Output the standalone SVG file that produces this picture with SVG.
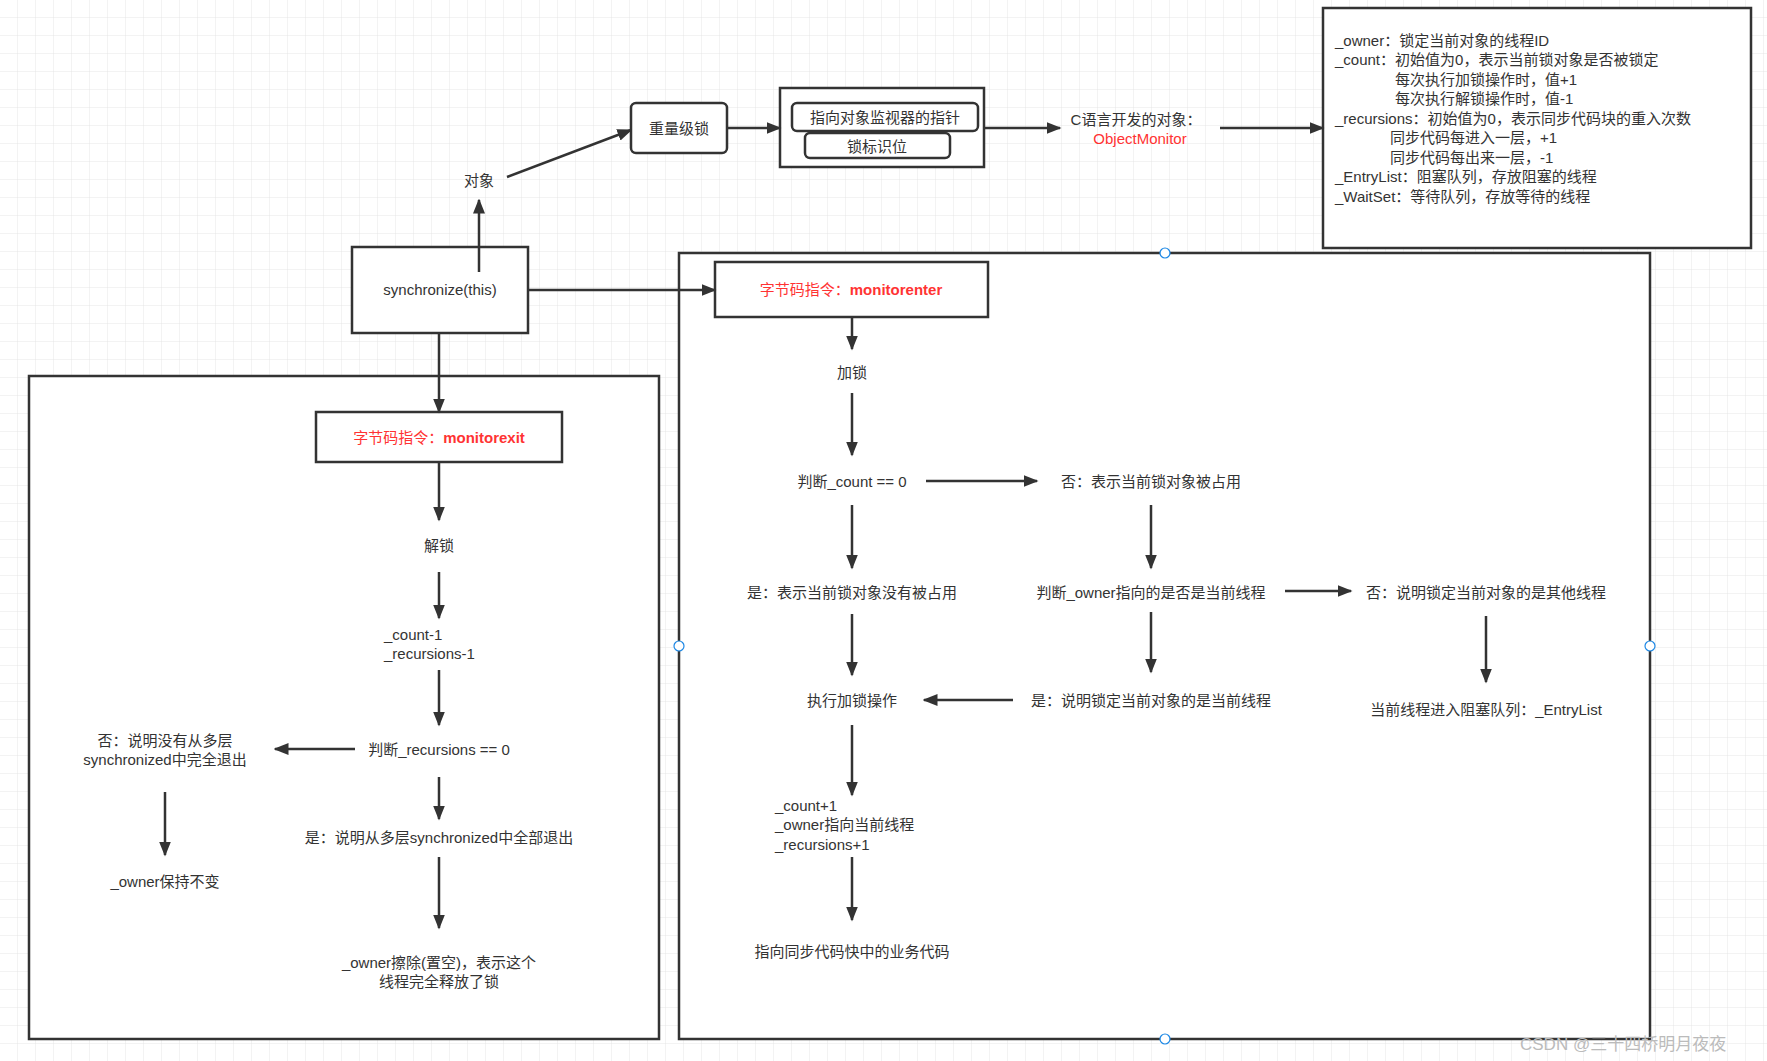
<svg xmlns="http://www.w3.org/2000/svg" width="1767" height="1061" viewBox="0 0 1767 1061">
<style>
text{font-family:"Liberation Sans","Noto Sans CJK SC",sans-serif;font-size:15px;fill:#333}
.c{text-anchor:middle}
.r{fill:#ff3333}
.b{font-weight:bold}
.box{fill:#fff;stroke:#333;stroke-width:2.5}
.ln{stroke:#333;stroke-width:2.5;fill:none}
.arr{stroke:#333;stroke-width:2.5;fill:none;marker-end:url(#ah)}
.h{fill:#fff;stroke:#1e88e5;stroke-width:1.2}
</style>
<defs>
<pattern id="g" width="18" height="18" patternUnits="userSpaceOnUse"><path d="M18 0V18H0" fill="none" stroke="#e6e6e6" stroke-width="1"/></pattern>
<marker id="ah" viewBox="0 0 10 10" refX="9" refY="5" markerWidth="6" markerHeight="6" orient="auto" markerUnits="strokeWidth"><path d="M0 1L10 5L0 9z" fill="#333"/></marker>
</defs>
<rect width="1767" height="1061" fill="#fff"/>
<rect width="1767" height="1061" fill="url(#g)"/>

<g id="left-container"><rect class="box" x="29" y="376" width="630" height="663"/></g>
<g id="right-container"><rect class="box" x="679" y="253" width="971" height="786"/>
<circle class="h" cx="1165" cy="253" r="5"/><circle class="h" cx="679" cy="646" r="5"/><circle class="h" cx="1650" cy="646" r="5"/><circle class="h" cx="1165" cy="1039" r="5"/></g>

<g id="info"><rect class="box" x="1323" y="8" width="428" height="240"/>
<text x="1335" y="46">_owner：锁定当前对象的线程ID</text>
<text x="1335" y="65">_count：初始值为0，表示当前锁对象是否被锁定</text>
<text x="1395" y="85">每次执行加锁操作时，值+1</text>
<text x="1395" y="104">每次执行解锁操作时，值-1</text>
<text x="1335" y="124">_recursions：初始值为0，表示同步代码块的重入次数</text>
<text x="1390" y="143">同步代码每进入一层，+1</text>
<text x="1390" y="163">同步代码每出来一层，-1</text>
<text x="1335" y="182">_EntryList：阻塞队列，存放阻塞的线程</text>
<text x="1335" y="202">_WaitSet：等待队列，存放等待的线程</text></g>

<g id="heavy"><rect class="box" x="631" y="103" width="96" height="50" rx="5"/><text class="c" x="679" y="134">重量级锁</text></g>
<g id="markword"><rect class="box" x="780" y="88" width="204" height="79"/>
<rect class="box" x="792" y="103" width="186" height="28" rx="5"/><text class="c" x="885" y="123">指向对象监视器的指针</text>
<rect class="box" x="805" y="133" width="145" height="25" rx="5"/><text class="c" x="877" y="152">锁标识位</text></g>
<g id="cobj"><text class="c" x="1136" y="125">C语言开发的对象：</text><text class="c r" x="1140" y="144">ObjectMonitor</text></g>
<g id="obj"><text class="c" x="479" y="186">对象</text></g>
<g id="sync"><rect class="box" x="352" y="247" width="176" height="86"/><text class="c" x="440" y="295">synchronize(this)</text></g>
<g id="menter"><rect class="box" x="715" y="262" width="273" height="55"/><text class="c r" x="851" y="295">字节码指令：<tspan class="b">monitorenter</tspan></text></g>
<g id="mexit"><rect class="box" x="316" y="412" width="246" height="50"/><text class="c r" x="439" y="443">字节码指令：<tspan class="b">monitorexit</tspan></text></g>

<g id="unlock"><text class="c" x="439" y="551">解锁</text></g>
<g id="dec"><text x="384" y="640">_count-1</text><text x="384" y="659">_recursions-1</text></g>
<g id="judgerec"><text class="c" x="439" y="755">判断_recursions == 0</text></g>
<g id="no1"><text class="c" x="165" y="746">否：说明没有从多层</text><text class="c" x="165" y="765">synchronized中完全退出</text></g>
<g id="keep"><text class="c" x="165" y="887">_owner保持不变</text></g>
<g id="yes1"><text class="c" x="439" y="843">是：说明从多层synchronized中全部退出</text></g>
<g id="erase"><text class="c" x="439" y="968">_owner擦除(置空)，表示这个</text><text class="c" x="439" y="987">线程完全释放了锁</text></g>

<g id="lock"><text class="c" x="852" y="378">加锁</text></g>
<g id="judgecount"><text class="c" x="852" y="487">判断_count == 0</text></g>
<g id="occupied"><text class="c" x="1151" y="487">否：表示当前锁对象被占用</text></g>
<g id="free"><text class="c" x="852" y="598">是：表示当前锁对象没有被占用</text></g>
<g id="judgeowner"><text class="c" x="1151" y="598">判断_owner指向的是否是当前线程</text></g>
<g id="other"><text class="c" x="1486" y="598">否：说明锁定当前对象的是其他线程</text></g>
<g id="entry"><text class="c" x="1486" y="715">当前线程进入阻塞队列：_EntryList</text></g>
<g id="dolock"><text class="c" x="852" y="706">执行加锁操作</text></g>
<g id="same"><text class="c" x="1151" y="706">是：说明锁定当前对象的是当前线程</text></g>
<g id="inc"><text x="775" y="811">_count+1</text><text x="775" y="830">_owner指向当前线程</text><text x="775" y="850">_recursions+1</text></g>
<g id="biz"><text class="c" x="852" y="957">指向同步代码快中的业务代码</text></g>

<g id="connectors">
<path class="arr" d="M479 272V200"/>
<path class="arr" d="M507 177L631 130"/>
<path class="arr" d="M727 128H780"/>
<path class="arr" d="M984 128H1060"/>
<path class="arr" d="M1220 128H1323"/>
<path class="arr" d="M528 290H715"/>
<path class="arr" d="M439 333V412"/>
<path class="arr" d="M439 462V520"/>
<path class="arr" d="M439 572V618"/>
<path class="arr" d="M439 670V725"/>
<path class="arr" d="M355 749H275"/>
<path class="arr" d="M165 792V855"/>
<path class="arr" d="M439 777V819"/>
<path class="arr" d="M439 857V928"/>
<path class="arr" d="M852 317V349"/>
<path class="arr" d="M852 393V455"/>
<path class="arr" d="M926 481H1037"/>
<path class="arr" d="M852 505V568"/>
<path class="arr" d="M1151 505V568"/>
<path class="arr" d="M1285 591H1351"/>
<path class="arr" d="M1486 616V682"/>
<path class="arr" d="M852 614V675"/>
<path class="arr" d="M1151 612V672"/>
<path class="arr" d="M1013 700H924"/>
<path class="arr" d="M852 725V795"/>
<path class="arr" d="M852 857V920"/>
</g>
<text x="1520" y="1050" style="fill:#bbb;font-size:17px">CSDN @三十四桥明月夜夜</text>
</svg>
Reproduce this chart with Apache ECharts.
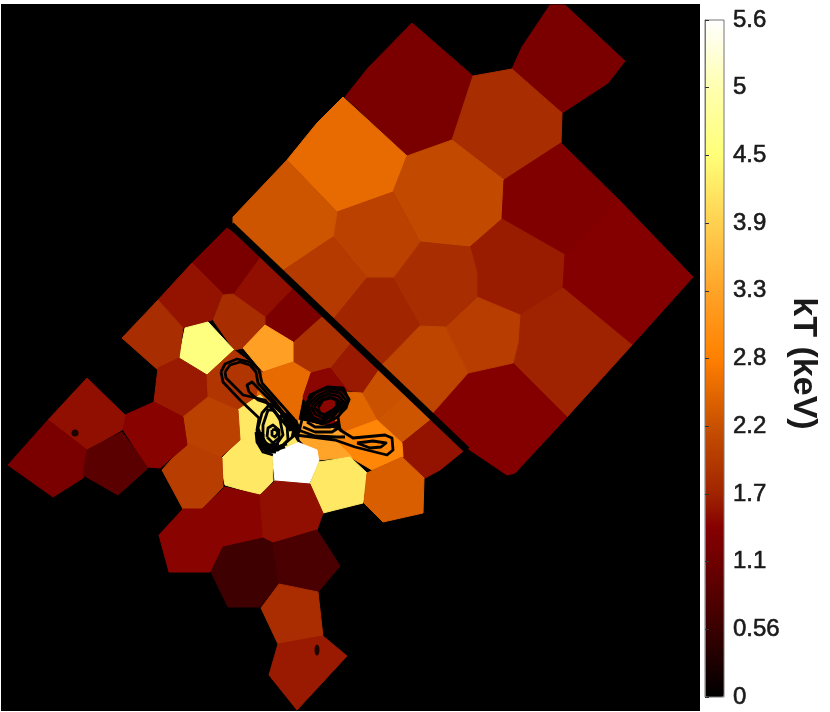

Set task: Quote the preceding listing precisely and completely, omitting its images.

Response for this exercise:
Output the standalone SVG file that produces this picture with SVG.
<svg xmlns="http://www.w3.org/2000/svg" width="1767" height="1061" viewBox="0 0 1767 1061">
<style>
text{font-family:"Liberation Sans","Noto Sans CJK SC",sans-serif;font-size:15px;fill:#333}
.c{text-anchor:middle}
.r{fill:#ff3333}
.b{font-weight:bold}
.box{fill:#fff;stroke:#333;stroke-width:2.5}
.ln{stroke:#333;stroke-width:2.5;fill:none}
.arr{stroke:#333;stroke-width:2.5;fill:none;marker-end:url(#ah)}
.h{fill:#fff;stroke:#1e88e5;stroke-width:1.2}
</style>
<defs>
<pattern id="g" width="18" height="18" patternUnits="userSpaceOnUse"><path d="M18 0V18H0" fill="none" stroke="#e6e6e6" stroke-width="1"/></pattern>
<marker id="ah" viewBox="0 0 10 10" refX="9" refY="5" markerWidth="6" markerHeight="6" orient="auto" markerUnits="strokeWidth"><path d="M0 1L10 5L0 9z" fill="#333"/></marker>
</defs>
<rect width="1767" height="1061" fill="#fff"/>
<rect width="1767" height="1061" fill="url(#g)"/>

<g id="left-container"><rect class="box" x="29" y="376" width="630" height="663"/></g>
<g id="right-container"><rect class="box" x="679" y="253" width="971" height="786"/>
<circle class="h" cx="1165" cy="253" r="5"/><circle class="h" cx="679" cy="646" r="5"/><circle class="h" cx="1650" cy="646" r="5"/><circle class="h" cx="1165" cy="1039" r="5"/></g>

<g id="info"><rect class="box" x="1323" y="8" width="428" height="240"/>
<text x="1335" y="46">_owner：锁定当前对象的线程ID</text>
<text x="1335" y="65">_count：初始值为0，表示当前锁对象是否被锁定</text>
<text x="1395" y="85">每次执行加锁操作时，值+1</text>
<text x="1395" y="104">每次执行解锁操作时，值-1</text>
<text x="1335" y="124">_recursions：初始值为0，表示同步代码块的重入次数</text>
<text x="1390" y="143">同步代码每进入一层，+1</text>
<text x="1390" y="163">同步代码每出来一层，-1</text>
<text x="1335" y="182">_EntryList：阻塞队列，存放阻塞的线程</text>
<text x="1335" y="202">_WaitSet：等待队列，存放等待的线程</text></g>

<g id="heavy"><rect class="box" x="631" y="103" width="96" height="50" rx="5"/><text class="c" x="679" y="134">重量级锁</text></g>
<g id="markword"><rect class="box" x="780" y="88" width="204" height="79"/>
<rect class="box" x="792" y="103" width="186" height="28" rx="5"/><text class="c" x="885" y="123">指向对象监视器的指针</text>
<rect class="box" x="805" y="133" width="145" height="25" rx="5"/><text class="c" x="877" y="152">锁标识位</text></g>
<g id="cobj"><text class="c" x="1136" y="125">C语言开发的对象：</text><text class="c r" x="1140" y="144">ObjectMonitor</text></g>
<g id="obj"><text class="c" x="479" y="186">对象</text></g>
<g id="sync"><rect class="box" x="352" y="247" width="176" height="86"/><text class="c" x="440" y="295">synchronize(this)</text></g>
<g id="menter"><rect class="box" x="715" y="262" width="273" height="55"/><text class="c r" x="851" y="295">字节码指令：<tspan class="b">monitorenter</tspan></text></g>
<g id="mexit"><rect class="box" x="316" y="412" width="246" height="50"/><text class="c r" x="439" y="443">字节码指令：<tspan class="b">monitorexit</tspan></text></g>

<g id="unlock"><text class="c" x="439" y="551">解锁</text></g>
<g id="dec"><text x="384" y="640">_count-1</text><text x="384" y="659">_recursions-1</text></g>
<g id="judgerec"><text class="c" x="439" y="755">判断_recursions == 0</text></g>
<g id="no1"><text class="c" x="165" y="746">否：说明没有从多层</text><text class="c" x="165" y="765">synchronized中完全退出</text></g>
<g id="keep"><text class="c" x="165" y="887">_owner保持不变</text></g>
<g id="yes1"><text class="c" x="439" y="843">是：说明从多层synchronized中全部退出</text></g>
<g id="erase"><text class="c" x="439" y="968">_owner擦除(置空)，表示这个</text><text class="c" x="439" y="987">线程完全释放了锁</text></g>

<g id="lock"><text class="c" x="852" y="378">加锁</text></g>
<g id="judgecount"><text class="c" x="852" y="487">判断_count == 0</text></g>
<g id="occupied"><text class="c" x="1151" y="487">否：表示当前锁对象被占用</text></g>
<g id="free"><text class="c" x="852" y="598">是：表示当前锁对象没有被占用</text></g>
<g id="judgeowner"><text class="c" x="1151" y="598">判断_owner指向的是否是当前线程</text></g>
<g id="other"><text class="c" x="1486" y="598">否：说明锁定当前对象的是其他线程</text></g>
<g id="entry"><text class="c" x="1486" y="715">当前线程进入阻塞队列：_EntryList</text></g>
<g id="dolock"><text class="c" x="852" y="706">执行加锁操作</text></g>
<g id="same"><text class="c" x="1151" y="706">是：说明锁定当前对象的是当前线程</text></g>
<g id="inc"><text x="775" y="811">_count+1</text><text x="775" y="830">_owner指向当前线程</text><text x="775" y="850">_recursions+1</text></g>
<g id="biz"><text class="c" x="852" y="957">指向同步代码快中的业务代码</text></g>

<g id="connectors">
<path class="arr" d="M479 272V200"/>
<path class="arr" d="M507 177L631 130"/>
<path class="arr" d="M727 128H780"/>
<path class="arr" d="M984 128H1060"/>
<path class="arr" d="M1220 128H1323"/>
<path class="arr" d="M528 290H715"/>
<path class="arr" d="M439 333V412"/>
<path class="arr" d="M439 462V520"/>
<path class="arr" d="M439 572V618"/>
<path class="arr" d="M439 670V725"/>
<path class="arr" d="M355 749H275"/>
<path class="arr" d="M165 792V855"/>
<path class="arr" d="M439 777V819"/>
<path class="arr" d="M439 857V928"/>
<path class="arr" d="M852 317V349"/>
<path class="arr" d="M852 393V455"/>
<path class="arr" d="M926 481H1037"/>
<path class="arr" d="M852 505V568"/>
<path class="arr" d="M1151 505V568"/>
<path class="arr" d="M1285 591H1351"/>
<path class="arr" d="M1486 616V682"/>
<path class="arr" d="M852 614V675"/>
<path class="arr" d="M1151 612V672"/>
<path class="arr" d="M1013 700H924"/>
<path class="arr" d="M852 725V795"/>
<path class="arr" d="M852 857V920"/>
</g>
<text x="1520" y="1050" style="fill:#bbb;font-size:17px">CSDN @三十四桥明月夜夜</text>
</svg>
Reproduce this chart with Apache ECharts.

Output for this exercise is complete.